Posted by Steve on 06/04/2018
I am after the music to The Whitby to Scarborough Line as I now live in Robin Hood's Bay but used to be Vicar of Gilberdyke. I sang the Humber Bridge Song at Bay Folkclub in the 1960s. I was often on the same bill as Rowe and Clarke in the East Riding Folk Clubs.
Posted by Judima on 28/05/2018
I come from Hull and loved these songs, but the LP somehow went astray. I was so pleased to find this site and so many of the songs on YouTube, but am not sure I have them all. How many songs were on both the original LP(s)?
My brother and I amazed our spouses (neither from Hull) by bursting into the chorus of the Humber Bridge song - after nearly 40 years! The song still gives me goose pimples and the bridge is in IMHO the loveliest bridge in the world.
Posted by Bill on 05/06/2018
I agree it is a fabulous bridge. When I'm heading north on two wheels I often take a large detour just so I can ride over it.
Posted by Martin on 21/02/2021
I first heard of this song from my late mother who spent many happy years living in Hull during the 1970s. After getting married she moved to Leicester where I was born and grew up. I have many fond childhood memories of car journeys up to Hull to visit relatives and the feeling of excitement as the spectacular Humber Bridge came into view.
The "Songs for Humberside" are not just a pleasure to listen to but a part of local history that should not be forgotten.

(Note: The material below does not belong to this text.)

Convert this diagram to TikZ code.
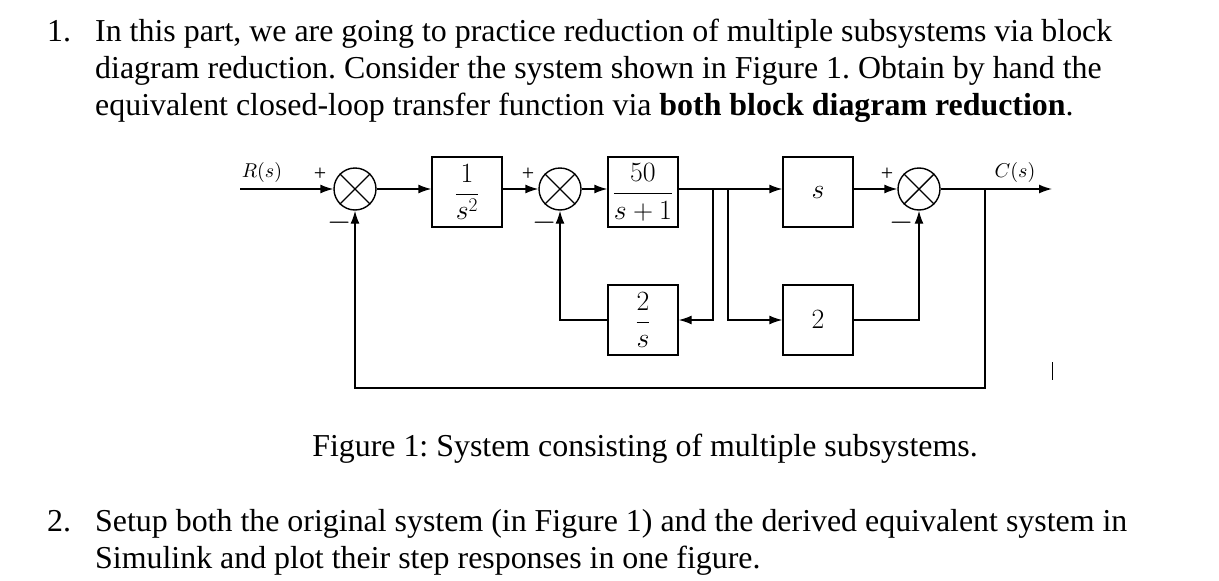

Posted by Robert on 10/06/2021
As author of the "1981" postscript, sent to Stuart many years ago, it's time for an update. Here is my offering:
In two thousand and four, dissent rose up once more,
Motor cyclists said for them it should be free,
They caused such frustrations paying in large denominations,
The queues stretched out as far as one could see,
And so to solve the riddle, they came up with a fiddle,
They reduced the debt, and bikers now go free,
For us it's one pound fifty and ever more will be,
And Goole can disappear under the sea.
Posted by Bill on 10/06/2021
Robert, that's fabulous. Especially for me, as in other posts I have proclaimed my joy at riding my English made motorcycle over this English made bridge!